Supplied data

┌────────

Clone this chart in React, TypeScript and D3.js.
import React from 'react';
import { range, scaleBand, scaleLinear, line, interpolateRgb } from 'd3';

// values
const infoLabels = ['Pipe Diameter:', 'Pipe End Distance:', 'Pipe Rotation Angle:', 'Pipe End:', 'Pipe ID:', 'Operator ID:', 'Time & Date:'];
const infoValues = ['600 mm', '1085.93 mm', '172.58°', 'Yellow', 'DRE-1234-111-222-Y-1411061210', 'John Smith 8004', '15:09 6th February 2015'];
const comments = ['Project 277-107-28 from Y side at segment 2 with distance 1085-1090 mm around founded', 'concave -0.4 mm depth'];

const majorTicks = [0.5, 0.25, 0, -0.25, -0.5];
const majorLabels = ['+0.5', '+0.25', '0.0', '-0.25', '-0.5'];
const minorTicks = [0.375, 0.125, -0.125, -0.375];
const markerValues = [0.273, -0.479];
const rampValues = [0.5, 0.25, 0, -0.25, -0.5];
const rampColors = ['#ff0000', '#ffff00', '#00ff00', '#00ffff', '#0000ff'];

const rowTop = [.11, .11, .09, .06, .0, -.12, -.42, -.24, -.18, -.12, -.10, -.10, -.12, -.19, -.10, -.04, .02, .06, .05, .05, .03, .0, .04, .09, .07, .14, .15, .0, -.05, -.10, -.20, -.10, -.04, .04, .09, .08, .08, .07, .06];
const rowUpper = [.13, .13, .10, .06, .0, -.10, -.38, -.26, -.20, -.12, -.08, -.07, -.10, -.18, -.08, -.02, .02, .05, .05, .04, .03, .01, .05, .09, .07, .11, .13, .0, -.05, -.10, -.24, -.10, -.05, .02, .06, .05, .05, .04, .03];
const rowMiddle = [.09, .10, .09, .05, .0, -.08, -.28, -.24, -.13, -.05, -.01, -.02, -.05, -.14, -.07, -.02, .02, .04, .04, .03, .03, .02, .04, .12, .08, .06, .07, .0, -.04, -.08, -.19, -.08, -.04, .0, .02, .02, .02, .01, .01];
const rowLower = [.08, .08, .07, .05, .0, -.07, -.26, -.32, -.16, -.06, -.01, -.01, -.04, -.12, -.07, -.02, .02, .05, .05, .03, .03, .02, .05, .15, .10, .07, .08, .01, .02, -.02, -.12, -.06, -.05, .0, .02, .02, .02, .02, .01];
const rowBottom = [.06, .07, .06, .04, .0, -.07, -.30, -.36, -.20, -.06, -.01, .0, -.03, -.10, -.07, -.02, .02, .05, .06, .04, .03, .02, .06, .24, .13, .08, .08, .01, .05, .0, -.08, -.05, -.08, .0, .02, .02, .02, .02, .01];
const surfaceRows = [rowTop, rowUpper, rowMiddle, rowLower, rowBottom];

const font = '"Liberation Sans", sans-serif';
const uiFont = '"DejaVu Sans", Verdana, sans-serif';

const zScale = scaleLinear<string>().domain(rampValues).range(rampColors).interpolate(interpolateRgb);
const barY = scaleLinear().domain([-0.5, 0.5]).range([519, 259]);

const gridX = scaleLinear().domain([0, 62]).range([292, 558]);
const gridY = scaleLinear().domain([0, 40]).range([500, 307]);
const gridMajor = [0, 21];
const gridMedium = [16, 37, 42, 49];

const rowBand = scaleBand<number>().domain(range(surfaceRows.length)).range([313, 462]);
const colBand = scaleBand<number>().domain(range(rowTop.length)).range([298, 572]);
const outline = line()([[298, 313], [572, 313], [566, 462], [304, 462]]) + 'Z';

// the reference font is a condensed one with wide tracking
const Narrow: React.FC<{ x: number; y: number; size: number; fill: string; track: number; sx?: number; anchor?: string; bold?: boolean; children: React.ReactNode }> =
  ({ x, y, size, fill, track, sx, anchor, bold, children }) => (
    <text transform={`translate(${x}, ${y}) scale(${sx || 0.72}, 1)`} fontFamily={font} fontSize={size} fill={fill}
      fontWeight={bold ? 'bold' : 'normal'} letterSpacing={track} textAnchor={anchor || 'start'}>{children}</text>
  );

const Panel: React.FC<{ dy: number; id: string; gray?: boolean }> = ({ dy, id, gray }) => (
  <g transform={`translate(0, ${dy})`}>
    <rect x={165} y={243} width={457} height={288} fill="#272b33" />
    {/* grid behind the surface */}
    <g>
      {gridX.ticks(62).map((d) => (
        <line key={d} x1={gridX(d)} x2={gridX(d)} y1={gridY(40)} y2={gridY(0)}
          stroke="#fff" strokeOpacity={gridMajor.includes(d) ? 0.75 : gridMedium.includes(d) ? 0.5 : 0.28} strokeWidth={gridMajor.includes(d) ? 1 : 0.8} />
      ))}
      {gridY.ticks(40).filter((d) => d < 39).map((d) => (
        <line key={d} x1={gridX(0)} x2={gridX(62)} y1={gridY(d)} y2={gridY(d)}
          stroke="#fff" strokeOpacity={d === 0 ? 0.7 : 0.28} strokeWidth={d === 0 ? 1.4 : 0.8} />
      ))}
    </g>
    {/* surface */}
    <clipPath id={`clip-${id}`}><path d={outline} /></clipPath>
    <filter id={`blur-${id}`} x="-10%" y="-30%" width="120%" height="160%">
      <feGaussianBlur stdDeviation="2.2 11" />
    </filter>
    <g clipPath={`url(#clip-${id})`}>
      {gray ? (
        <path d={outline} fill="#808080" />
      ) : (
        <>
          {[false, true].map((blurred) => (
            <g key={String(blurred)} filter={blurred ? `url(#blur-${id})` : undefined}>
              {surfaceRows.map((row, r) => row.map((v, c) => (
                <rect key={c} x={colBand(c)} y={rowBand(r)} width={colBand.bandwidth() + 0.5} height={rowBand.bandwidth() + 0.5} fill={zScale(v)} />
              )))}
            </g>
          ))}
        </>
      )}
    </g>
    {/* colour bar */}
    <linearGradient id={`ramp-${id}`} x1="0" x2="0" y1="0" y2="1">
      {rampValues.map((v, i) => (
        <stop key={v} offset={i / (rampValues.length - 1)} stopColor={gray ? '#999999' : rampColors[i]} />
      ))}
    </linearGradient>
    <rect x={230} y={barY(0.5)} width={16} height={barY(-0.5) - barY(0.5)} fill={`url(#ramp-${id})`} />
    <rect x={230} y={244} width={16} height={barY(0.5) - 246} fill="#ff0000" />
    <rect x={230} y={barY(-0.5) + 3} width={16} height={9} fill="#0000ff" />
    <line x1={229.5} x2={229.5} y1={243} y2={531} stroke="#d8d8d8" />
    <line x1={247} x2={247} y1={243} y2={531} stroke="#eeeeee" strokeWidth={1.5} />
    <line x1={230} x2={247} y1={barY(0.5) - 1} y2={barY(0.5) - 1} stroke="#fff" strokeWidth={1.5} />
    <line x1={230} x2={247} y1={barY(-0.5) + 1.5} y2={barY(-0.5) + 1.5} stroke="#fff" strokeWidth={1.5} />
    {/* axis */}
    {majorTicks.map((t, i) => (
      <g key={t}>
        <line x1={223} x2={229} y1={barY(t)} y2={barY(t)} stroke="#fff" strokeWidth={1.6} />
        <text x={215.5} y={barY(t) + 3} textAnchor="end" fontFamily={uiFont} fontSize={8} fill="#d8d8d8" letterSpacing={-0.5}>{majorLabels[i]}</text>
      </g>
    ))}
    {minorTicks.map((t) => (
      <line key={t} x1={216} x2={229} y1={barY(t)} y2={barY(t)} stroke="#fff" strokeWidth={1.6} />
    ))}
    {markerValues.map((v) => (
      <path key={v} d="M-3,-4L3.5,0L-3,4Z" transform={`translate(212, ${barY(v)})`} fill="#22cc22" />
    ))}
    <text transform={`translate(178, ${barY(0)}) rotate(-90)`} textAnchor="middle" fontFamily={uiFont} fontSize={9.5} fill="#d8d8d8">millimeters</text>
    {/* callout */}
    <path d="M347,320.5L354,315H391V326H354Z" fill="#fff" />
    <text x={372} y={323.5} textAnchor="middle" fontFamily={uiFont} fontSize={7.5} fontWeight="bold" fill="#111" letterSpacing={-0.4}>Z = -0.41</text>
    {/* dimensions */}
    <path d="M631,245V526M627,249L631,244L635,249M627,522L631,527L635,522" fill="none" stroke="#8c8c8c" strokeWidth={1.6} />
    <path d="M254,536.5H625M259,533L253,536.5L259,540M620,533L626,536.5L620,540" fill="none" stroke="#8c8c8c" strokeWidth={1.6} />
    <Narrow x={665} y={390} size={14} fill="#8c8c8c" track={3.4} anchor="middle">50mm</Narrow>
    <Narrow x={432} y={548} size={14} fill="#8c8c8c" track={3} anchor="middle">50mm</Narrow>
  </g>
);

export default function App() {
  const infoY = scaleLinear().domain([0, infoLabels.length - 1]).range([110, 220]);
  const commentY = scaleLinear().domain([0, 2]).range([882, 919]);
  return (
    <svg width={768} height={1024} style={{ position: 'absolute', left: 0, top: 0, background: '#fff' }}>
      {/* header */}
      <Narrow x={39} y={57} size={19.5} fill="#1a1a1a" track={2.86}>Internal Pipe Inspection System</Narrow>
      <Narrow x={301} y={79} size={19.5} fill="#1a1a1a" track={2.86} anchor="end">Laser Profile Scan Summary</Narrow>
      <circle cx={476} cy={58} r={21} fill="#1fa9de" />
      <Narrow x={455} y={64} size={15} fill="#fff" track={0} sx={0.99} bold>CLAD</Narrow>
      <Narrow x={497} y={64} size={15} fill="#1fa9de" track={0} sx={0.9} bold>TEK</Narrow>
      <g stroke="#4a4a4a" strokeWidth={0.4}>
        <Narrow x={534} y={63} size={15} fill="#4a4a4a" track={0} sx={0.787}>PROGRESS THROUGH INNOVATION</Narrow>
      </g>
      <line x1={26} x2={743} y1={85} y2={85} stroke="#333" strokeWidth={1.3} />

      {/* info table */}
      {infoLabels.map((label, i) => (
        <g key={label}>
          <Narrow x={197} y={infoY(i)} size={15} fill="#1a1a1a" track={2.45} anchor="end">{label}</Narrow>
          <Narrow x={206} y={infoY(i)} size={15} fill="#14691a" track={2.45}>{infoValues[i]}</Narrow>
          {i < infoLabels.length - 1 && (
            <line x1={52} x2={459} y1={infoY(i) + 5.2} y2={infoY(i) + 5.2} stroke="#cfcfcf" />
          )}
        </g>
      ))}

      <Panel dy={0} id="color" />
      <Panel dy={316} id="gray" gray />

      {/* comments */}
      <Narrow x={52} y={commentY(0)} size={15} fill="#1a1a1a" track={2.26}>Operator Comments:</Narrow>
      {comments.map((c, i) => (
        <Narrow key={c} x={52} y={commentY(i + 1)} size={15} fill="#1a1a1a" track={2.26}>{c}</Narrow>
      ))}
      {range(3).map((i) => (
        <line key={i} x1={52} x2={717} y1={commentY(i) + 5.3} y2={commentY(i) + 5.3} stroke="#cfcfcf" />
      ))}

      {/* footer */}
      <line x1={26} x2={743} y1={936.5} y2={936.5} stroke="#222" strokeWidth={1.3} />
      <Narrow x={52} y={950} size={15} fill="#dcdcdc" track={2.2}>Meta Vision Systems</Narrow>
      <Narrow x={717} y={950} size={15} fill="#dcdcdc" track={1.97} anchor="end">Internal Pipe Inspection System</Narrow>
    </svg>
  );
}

└────────
┌────────

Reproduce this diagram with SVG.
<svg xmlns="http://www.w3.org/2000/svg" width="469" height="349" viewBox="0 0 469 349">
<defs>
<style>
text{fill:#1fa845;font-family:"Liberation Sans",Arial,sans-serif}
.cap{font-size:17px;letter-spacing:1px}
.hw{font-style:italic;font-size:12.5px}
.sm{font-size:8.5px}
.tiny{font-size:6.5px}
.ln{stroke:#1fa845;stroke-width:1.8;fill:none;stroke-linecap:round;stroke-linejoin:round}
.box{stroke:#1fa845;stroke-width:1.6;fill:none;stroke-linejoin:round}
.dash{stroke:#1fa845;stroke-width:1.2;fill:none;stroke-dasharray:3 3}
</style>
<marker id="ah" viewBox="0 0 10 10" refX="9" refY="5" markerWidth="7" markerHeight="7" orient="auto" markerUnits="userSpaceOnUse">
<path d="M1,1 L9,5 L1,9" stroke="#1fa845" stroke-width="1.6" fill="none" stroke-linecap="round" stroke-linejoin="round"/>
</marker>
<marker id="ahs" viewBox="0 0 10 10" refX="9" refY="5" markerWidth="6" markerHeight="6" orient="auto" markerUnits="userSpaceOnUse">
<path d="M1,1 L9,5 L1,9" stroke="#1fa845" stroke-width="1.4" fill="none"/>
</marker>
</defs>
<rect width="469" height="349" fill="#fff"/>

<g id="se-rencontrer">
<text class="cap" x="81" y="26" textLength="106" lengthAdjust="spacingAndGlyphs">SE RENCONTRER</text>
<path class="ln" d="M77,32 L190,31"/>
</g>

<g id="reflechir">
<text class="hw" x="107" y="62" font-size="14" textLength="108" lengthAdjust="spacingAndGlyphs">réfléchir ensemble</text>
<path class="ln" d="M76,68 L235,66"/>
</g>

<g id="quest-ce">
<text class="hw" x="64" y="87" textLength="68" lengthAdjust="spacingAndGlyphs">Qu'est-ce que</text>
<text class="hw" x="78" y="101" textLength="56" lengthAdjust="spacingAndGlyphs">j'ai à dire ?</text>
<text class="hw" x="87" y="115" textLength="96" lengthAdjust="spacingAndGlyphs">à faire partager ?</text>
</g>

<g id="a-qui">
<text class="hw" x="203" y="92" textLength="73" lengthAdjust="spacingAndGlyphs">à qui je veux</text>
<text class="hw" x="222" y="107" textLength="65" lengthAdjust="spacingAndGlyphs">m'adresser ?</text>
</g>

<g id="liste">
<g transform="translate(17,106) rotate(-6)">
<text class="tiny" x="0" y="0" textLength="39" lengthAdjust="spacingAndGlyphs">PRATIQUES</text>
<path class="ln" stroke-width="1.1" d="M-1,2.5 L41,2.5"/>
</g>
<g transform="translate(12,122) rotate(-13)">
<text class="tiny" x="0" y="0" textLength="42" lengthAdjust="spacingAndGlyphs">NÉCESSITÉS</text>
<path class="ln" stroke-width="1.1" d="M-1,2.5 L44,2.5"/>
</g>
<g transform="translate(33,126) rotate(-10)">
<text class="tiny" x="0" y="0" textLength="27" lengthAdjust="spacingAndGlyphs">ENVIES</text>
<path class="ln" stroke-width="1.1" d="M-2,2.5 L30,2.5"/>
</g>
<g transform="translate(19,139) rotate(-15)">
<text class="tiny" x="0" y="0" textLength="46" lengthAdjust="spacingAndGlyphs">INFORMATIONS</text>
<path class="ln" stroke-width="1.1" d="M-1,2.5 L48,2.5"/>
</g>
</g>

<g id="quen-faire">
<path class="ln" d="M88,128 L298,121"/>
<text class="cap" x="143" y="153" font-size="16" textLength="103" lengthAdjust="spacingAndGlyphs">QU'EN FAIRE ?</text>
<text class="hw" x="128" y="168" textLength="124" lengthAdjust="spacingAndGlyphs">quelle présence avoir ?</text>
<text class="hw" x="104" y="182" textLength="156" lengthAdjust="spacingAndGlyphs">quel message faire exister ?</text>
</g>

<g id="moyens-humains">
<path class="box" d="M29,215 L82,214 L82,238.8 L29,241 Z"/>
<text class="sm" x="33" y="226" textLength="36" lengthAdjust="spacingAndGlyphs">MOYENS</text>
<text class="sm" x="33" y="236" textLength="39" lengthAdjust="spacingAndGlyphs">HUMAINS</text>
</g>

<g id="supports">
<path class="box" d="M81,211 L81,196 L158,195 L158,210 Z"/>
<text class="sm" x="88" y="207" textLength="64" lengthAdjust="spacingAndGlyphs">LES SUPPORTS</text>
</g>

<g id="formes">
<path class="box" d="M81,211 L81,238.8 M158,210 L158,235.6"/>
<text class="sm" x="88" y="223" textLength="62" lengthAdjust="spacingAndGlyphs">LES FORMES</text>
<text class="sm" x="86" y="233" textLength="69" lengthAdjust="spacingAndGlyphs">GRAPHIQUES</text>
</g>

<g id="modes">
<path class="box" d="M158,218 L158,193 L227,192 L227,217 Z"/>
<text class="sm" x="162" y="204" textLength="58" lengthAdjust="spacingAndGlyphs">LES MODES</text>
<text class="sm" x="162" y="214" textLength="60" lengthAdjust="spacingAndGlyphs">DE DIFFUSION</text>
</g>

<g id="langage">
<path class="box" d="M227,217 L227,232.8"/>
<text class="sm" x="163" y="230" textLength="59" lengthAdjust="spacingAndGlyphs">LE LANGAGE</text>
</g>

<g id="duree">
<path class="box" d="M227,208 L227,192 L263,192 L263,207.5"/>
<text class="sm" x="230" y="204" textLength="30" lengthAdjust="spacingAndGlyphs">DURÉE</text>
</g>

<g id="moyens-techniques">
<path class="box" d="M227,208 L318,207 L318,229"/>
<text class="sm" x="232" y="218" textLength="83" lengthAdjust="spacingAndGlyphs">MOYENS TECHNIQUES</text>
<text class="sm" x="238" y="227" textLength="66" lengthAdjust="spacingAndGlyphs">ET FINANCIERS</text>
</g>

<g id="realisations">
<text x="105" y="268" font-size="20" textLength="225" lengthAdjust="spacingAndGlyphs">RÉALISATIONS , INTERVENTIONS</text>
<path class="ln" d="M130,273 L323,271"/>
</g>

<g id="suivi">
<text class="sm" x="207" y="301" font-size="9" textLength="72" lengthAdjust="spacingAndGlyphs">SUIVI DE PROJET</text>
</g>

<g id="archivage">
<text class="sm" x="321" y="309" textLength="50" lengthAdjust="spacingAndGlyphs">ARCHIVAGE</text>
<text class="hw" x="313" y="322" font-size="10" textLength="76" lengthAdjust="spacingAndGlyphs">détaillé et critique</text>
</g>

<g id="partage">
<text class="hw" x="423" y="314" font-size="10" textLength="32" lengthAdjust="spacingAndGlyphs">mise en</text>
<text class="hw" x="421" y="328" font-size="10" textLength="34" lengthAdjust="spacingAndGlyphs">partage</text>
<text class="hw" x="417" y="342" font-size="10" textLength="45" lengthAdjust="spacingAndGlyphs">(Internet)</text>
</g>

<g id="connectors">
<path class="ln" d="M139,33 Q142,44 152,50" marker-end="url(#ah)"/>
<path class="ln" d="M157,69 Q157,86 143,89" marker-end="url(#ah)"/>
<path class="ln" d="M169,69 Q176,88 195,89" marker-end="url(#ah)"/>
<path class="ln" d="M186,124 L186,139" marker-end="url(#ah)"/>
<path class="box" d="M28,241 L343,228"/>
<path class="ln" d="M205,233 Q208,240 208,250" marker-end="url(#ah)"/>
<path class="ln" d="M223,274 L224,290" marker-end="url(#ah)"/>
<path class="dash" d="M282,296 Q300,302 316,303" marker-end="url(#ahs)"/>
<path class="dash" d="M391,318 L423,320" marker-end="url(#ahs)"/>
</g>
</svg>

└────────

Exercise details
Reproduce exactly the lines from the line with "Clone this chart" to the line with "['#ff0000', '#ffff00', '#00ff00', '#00ffff', '#0000ff'];", both end lines included.

Correct response
Clone this chart in React, TypeScript and D3.js.
import React from 'react';
import { range, scaleBand, scaleLinear, line, interpolateRgb } from 'd3';

// values
const infoLabels = ['Pipe Diameter:', 'Pipe End Distance:', 'Pipe Rotation Angle:', 'Pipe End:', 'Pipe ID:', 'Operator ID:', 'Time & Date:'];
const infoValues = ['600 mm', '1085.93 mm', '172.58°', 'Yellow', 'DRE-1234-111-222-Y-1411061210', 'John Smith 8004', '15:09 6th February 2015'];
const comments = ['Project 277-107-28 from Y side at segment 2 with distance 1085-1090 mm around founded', 'concave -0.4 mm depth'];

const majorTicks = [0.5, 0.25, 0, -0.25, -0.5];
const majorLabels = ['+0.5', '+0.25', '0.0', '-0.25', '-0.5'];
const minorTicks = [0.375, 0.125, -0.125, -0.375];
const markerValues = [0.273, -0.479];
const rampValues = [0.5, 0.25, 0, -0.25, -0.5];
const rampColors = ['#ff0000', '#ffff00', '#00ff00', '#00ffff', '#0000ff'];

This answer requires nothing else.